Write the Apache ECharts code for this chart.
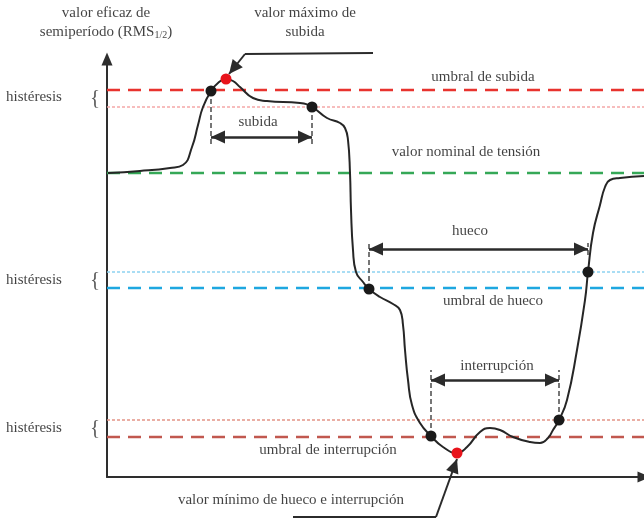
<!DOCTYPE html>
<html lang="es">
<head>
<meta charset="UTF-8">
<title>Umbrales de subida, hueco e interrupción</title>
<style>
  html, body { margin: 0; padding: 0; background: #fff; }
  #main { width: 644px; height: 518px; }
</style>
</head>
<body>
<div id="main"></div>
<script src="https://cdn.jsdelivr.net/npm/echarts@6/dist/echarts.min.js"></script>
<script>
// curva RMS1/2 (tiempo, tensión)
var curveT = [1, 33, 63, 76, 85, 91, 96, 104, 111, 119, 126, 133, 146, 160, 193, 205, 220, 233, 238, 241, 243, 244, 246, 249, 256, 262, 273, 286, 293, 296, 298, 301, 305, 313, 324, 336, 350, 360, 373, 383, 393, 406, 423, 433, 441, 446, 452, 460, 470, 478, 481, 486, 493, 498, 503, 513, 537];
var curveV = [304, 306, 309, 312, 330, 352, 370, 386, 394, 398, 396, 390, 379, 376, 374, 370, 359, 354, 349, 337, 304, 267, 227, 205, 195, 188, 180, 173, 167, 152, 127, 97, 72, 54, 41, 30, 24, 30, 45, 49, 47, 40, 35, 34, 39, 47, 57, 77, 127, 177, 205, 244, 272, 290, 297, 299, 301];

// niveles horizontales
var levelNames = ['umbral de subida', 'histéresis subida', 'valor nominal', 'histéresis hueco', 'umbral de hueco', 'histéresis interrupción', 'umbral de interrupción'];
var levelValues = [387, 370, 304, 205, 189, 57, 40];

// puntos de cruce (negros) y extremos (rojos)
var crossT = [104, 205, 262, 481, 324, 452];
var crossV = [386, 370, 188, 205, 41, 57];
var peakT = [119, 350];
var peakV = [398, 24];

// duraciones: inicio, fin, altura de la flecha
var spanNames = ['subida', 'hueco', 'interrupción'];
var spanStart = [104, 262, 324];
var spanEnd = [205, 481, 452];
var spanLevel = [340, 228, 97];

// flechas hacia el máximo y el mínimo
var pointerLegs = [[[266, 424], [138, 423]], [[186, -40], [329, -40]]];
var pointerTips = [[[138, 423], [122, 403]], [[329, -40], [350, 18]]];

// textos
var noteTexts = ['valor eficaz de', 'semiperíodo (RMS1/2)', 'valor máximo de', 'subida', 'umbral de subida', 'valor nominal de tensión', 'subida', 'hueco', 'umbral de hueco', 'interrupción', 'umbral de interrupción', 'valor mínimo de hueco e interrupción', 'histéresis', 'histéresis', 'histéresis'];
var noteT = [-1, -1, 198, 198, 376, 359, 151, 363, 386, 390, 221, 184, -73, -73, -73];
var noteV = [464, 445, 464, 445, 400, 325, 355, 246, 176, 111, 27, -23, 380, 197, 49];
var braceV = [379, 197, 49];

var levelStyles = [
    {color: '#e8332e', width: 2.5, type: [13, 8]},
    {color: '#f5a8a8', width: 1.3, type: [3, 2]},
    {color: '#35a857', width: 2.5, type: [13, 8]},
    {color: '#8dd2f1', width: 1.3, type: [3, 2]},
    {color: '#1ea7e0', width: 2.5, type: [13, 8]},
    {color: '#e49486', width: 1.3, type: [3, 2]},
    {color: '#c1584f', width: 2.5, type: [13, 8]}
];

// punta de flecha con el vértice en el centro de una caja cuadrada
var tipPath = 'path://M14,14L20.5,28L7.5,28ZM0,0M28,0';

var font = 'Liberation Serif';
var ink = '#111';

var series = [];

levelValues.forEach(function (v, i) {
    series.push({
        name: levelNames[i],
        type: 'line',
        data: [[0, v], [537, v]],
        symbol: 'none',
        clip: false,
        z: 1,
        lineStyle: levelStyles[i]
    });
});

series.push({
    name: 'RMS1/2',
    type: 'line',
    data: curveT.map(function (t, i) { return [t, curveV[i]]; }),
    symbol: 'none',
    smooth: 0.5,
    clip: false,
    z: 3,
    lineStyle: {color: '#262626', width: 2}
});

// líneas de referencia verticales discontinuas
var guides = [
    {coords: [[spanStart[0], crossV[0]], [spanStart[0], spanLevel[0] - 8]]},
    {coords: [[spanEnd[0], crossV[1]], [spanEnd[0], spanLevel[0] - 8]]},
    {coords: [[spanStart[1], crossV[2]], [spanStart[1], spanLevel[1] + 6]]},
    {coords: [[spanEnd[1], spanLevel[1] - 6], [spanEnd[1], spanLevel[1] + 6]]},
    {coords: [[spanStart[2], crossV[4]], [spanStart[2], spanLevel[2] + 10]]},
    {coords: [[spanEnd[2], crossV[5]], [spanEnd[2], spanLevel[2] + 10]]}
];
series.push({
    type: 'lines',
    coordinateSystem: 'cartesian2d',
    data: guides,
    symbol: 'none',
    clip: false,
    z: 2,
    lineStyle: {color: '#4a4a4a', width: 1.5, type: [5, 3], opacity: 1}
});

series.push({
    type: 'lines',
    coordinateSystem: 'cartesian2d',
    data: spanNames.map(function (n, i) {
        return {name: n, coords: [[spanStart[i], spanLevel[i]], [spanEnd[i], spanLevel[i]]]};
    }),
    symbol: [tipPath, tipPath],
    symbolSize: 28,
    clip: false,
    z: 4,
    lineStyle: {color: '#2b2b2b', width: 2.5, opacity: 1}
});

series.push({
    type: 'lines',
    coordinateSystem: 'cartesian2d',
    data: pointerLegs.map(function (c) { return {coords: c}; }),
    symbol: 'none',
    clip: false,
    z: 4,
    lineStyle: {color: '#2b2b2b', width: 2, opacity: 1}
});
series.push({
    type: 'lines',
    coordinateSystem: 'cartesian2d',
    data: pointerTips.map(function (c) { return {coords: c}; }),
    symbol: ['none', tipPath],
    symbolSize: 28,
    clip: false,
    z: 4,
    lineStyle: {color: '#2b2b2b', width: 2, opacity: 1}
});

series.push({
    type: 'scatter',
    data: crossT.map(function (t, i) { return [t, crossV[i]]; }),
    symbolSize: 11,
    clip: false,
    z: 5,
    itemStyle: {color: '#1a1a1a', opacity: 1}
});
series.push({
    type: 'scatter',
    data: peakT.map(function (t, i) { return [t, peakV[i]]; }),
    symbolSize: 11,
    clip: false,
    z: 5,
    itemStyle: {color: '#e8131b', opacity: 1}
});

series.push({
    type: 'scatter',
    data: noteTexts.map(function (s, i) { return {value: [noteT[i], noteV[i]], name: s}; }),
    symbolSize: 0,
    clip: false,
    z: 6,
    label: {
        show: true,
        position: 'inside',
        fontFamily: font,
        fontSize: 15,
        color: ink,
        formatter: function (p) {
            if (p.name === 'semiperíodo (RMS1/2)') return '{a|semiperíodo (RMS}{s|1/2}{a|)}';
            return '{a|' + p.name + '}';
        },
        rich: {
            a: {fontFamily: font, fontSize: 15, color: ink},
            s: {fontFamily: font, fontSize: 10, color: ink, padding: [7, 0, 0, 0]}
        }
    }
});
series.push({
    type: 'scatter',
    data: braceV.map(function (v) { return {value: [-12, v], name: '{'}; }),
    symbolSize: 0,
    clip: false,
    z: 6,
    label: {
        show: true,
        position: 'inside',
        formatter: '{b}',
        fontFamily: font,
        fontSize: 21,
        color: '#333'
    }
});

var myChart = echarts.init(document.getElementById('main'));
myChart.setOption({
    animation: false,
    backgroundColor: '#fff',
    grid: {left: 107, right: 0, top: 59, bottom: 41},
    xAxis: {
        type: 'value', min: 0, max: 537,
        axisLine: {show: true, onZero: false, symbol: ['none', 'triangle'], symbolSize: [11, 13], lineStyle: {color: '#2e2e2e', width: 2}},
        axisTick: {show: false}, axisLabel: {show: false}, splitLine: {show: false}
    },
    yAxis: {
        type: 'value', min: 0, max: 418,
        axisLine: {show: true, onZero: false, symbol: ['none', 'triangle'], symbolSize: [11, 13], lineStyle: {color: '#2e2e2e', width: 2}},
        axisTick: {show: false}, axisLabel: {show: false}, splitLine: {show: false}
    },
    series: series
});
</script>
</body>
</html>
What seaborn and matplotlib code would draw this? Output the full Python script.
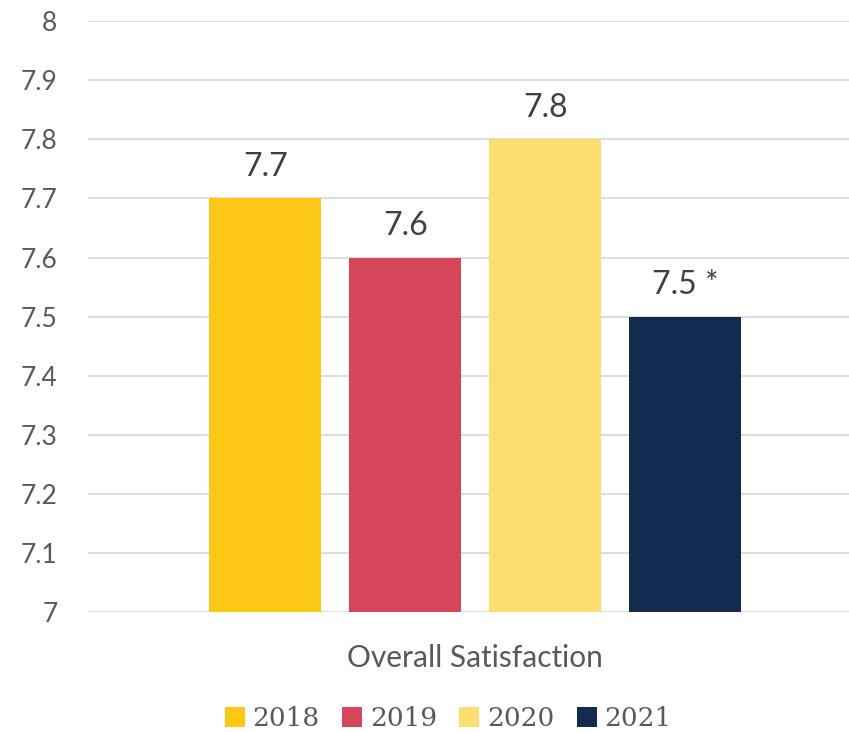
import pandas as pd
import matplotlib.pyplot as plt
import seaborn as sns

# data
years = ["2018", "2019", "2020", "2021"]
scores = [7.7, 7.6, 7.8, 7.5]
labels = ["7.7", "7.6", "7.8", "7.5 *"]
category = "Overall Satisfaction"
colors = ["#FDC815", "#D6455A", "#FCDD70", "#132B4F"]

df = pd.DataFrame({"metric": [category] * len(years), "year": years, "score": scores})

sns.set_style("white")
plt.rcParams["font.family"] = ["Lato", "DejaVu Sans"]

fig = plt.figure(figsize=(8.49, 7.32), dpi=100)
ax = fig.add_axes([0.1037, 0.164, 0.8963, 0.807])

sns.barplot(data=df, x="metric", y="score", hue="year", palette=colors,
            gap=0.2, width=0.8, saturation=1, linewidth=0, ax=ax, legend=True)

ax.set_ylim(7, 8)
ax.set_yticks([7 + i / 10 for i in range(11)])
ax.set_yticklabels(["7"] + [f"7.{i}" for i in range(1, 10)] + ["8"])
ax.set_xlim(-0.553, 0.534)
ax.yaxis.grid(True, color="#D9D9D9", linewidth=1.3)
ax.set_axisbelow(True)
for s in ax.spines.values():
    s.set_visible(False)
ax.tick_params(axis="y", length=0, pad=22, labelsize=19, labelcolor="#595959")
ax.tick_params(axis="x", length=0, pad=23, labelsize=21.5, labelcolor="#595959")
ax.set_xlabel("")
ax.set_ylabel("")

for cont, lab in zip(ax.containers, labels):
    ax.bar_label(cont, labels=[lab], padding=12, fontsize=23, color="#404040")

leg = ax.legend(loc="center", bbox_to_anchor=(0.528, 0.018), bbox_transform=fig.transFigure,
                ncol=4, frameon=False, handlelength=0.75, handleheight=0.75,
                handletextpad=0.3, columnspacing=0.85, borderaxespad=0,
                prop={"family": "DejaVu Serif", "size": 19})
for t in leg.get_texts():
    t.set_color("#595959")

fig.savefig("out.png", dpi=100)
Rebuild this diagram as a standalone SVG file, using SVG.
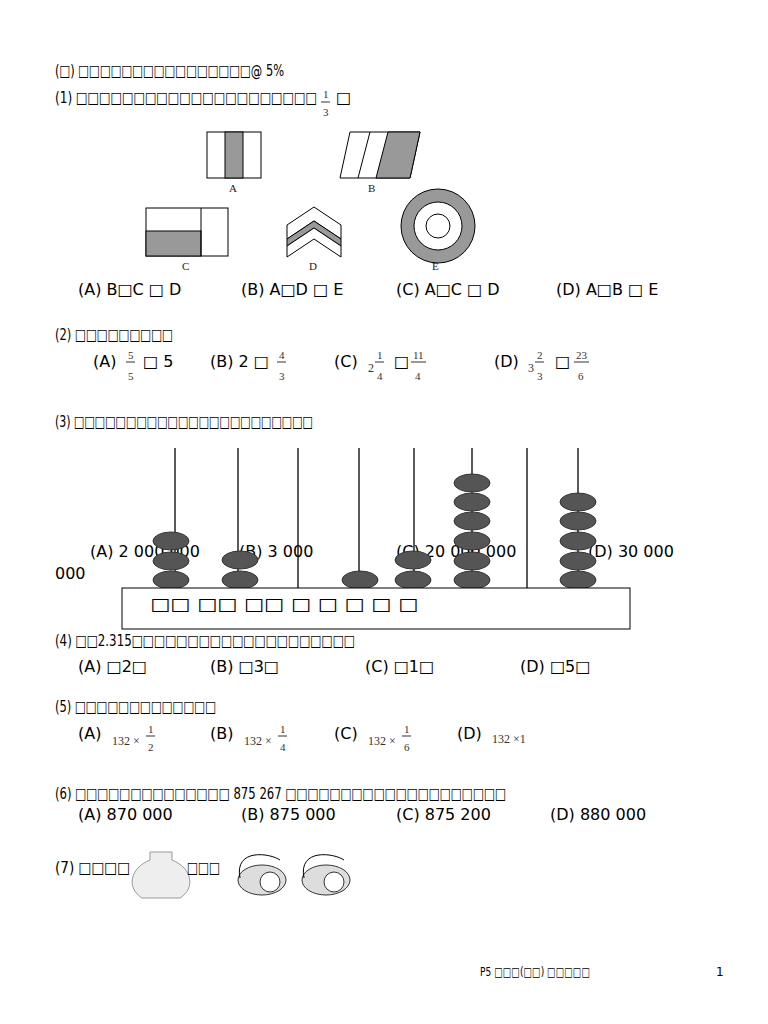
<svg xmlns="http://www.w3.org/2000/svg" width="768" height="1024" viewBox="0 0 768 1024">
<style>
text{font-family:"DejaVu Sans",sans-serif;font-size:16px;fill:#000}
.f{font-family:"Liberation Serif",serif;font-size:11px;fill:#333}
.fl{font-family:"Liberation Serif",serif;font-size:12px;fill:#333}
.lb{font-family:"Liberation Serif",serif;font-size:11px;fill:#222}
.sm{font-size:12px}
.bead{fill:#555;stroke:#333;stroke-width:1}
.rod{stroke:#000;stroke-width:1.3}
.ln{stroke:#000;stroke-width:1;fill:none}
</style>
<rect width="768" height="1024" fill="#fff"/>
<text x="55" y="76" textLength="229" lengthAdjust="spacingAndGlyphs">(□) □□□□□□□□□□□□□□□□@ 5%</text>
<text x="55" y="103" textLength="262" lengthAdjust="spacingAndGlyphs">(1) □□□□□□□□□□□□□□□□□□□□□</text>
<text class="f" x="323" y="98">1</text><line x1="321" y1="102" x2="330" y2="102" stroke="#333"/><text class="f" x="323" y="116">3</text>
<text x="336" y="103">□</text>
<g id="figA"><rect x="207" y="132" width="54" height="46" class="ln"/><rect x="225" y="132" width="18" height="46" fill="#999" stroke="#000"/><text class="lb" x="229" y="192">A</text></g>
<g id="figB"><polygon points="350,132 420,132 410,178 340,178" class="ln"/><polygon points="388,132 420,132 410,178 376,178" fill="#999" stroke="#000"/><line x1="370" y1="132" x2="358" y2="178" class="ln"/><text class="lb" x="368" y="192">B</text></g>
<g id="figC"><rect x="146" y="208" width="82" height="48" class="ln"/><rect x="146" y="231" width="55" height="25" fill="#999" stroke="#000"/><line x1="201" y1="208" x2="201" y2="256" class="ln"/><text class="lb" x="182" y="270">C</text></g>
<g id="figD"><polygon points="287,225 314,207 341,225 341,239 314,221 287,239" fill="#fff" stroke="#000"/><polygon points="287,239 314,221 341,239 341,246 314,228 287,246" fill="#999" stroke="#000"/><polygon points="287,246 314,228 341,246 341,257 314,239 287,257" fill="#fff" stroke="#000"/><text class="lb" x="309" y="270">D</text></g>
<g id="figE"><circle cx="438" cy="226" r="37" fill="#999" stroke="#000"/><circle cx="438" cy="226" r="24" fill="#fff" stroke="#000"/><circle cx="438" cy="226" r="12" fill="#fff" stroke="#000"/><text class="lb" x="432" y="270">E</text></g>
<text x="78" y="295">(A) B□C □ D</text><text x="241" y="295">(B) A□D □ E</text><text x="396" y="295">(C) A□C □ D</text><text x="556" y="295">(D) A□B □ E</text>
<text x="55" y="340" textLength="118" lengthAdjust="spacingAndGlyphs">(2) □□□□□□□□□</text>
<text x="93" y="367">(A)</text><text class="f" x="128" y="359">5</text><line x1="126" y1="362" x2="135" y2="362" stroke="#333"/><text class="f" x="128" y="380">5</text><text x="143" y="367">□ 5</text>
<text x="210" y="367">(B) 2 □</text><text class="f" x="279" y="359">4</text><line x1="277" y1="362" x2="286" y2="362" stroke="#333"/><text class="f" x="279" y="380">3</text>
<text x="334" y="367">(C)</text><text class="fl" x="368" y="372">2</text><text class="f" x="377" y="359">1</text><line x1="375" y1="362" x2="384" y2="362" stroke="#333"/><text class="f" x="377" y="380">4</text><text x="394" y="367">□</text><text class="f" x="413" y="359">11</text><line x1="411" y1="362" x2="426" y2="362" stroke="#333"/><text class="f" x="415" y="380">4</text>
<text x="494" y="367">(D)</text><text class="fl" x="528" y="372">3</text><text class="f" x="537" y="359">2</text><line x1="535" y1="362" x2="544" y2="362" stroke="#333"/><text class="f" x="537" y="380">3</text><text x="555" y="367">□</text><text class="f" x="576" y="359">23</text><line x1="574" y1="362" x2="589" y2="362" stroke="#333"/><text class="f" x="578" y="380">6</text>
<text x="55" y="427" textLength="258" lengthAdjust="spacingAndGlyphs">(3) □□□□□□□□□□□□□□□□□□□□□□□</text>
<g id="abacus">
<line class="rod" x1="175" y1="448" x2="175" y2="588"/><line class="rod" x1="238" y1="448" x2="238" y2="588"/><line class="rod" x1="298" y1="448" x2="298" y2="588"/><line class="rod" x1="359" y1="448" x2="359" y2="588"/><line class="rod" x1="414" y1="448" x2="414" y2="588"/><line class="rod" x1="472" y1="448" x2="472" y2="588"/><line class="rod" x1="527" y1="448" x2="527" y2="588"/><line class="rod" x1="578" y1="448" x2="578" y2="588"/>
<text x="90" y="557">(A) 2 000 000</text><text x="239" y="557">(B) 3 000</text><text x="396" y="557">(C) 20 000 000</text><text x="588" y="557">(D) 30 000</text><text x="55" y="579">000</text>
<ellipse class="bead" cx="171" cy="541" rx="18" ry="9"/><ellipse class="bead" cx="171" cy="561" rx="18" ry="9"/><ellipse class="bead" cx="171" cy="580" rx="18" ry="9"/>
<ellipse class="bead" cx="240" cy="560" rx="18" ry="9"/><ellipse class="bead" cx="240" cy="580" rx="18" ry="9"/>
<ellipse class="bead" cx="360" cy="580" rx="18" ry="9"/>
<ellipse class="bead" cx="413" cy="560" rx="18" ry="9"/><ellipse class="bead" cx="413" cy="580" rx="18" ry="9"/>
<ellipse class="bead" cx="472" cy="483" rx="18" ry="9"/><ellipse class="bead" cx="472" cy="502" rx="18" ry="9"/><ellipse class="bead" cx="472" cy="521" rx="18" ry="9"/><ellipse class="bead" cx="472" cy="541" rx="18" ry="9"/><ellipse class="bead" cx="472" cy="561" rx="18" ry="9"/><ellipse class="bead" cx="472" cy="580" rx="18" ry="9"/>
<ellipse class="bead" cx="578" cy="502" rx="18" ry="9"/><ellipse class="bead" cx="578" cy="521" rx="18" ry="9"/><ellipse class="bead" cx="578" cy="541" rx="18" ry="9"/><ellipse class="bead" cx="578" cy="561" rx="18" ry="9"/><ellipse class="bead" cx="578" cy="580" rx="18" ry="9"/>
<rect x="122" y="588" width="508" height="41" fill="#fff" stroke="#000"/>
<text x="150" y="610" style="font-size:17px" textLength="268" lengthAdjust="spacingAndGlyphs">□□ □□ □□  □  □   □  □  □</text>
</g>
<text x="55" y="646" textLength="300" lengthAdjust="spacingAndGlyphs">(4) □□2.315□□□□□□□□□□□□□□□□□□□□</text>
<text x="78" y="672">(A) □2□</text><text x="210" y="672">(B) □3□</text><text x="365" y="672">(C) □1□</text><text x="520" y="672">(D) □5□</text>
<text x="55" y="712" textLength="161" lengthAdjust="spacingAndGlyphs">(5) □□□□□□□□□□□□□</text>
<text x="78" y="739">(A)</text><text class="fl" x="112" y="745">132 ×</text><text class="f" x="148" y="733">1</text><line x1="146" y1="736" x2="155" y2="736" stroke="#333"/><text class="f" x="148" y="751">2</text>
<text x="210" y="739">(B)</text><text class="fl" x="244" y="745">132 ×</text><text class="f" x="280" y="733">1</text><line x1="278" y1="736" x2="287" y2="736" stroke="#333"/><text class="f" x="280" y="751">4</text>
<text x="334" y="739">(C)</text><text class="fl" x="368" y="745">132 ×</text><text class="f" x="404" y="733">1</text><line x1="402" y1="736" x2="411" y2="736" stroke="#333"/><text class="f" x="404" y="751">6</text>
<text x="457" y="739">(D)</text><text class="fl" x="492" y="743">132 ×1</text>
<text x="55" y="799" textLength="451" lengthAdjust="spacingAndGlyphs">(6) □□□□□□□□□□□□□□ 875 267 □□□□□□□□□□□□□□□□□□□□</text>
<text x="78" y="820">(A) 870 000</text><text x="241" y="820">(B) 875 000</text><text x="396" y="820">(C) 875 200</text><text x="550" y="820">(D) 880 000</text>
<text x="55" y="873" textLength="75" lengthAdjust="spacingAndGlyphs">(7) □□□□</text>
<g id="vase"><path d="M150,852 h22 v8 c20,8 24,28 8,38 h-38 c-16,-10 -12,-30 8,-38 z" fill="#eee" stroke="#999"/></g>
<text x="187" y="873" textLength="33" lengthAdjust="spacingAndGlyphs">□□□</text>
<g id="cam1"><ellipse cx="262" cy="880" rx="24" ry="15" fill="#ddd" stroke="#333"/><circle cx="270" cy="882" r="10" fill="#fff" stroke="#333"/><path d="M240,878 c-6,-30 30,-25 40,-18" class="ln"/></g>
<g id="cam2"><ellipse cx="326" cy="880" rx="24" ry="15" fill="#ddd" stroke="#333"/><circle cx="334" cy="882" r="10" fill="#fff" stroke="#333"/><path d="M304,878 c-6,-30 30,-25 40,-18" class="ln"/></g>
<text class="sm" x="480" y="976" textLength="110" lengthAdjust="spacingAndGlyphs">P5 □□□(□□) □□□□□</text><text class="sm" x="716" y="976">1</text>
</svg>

> _Task directions_: Review the preceding data and report every line that includes the string "seaborn".

> _Complete answer_:
What seaborn and matplotlib code would draw this? Output the full Python script.
import seaborn as sns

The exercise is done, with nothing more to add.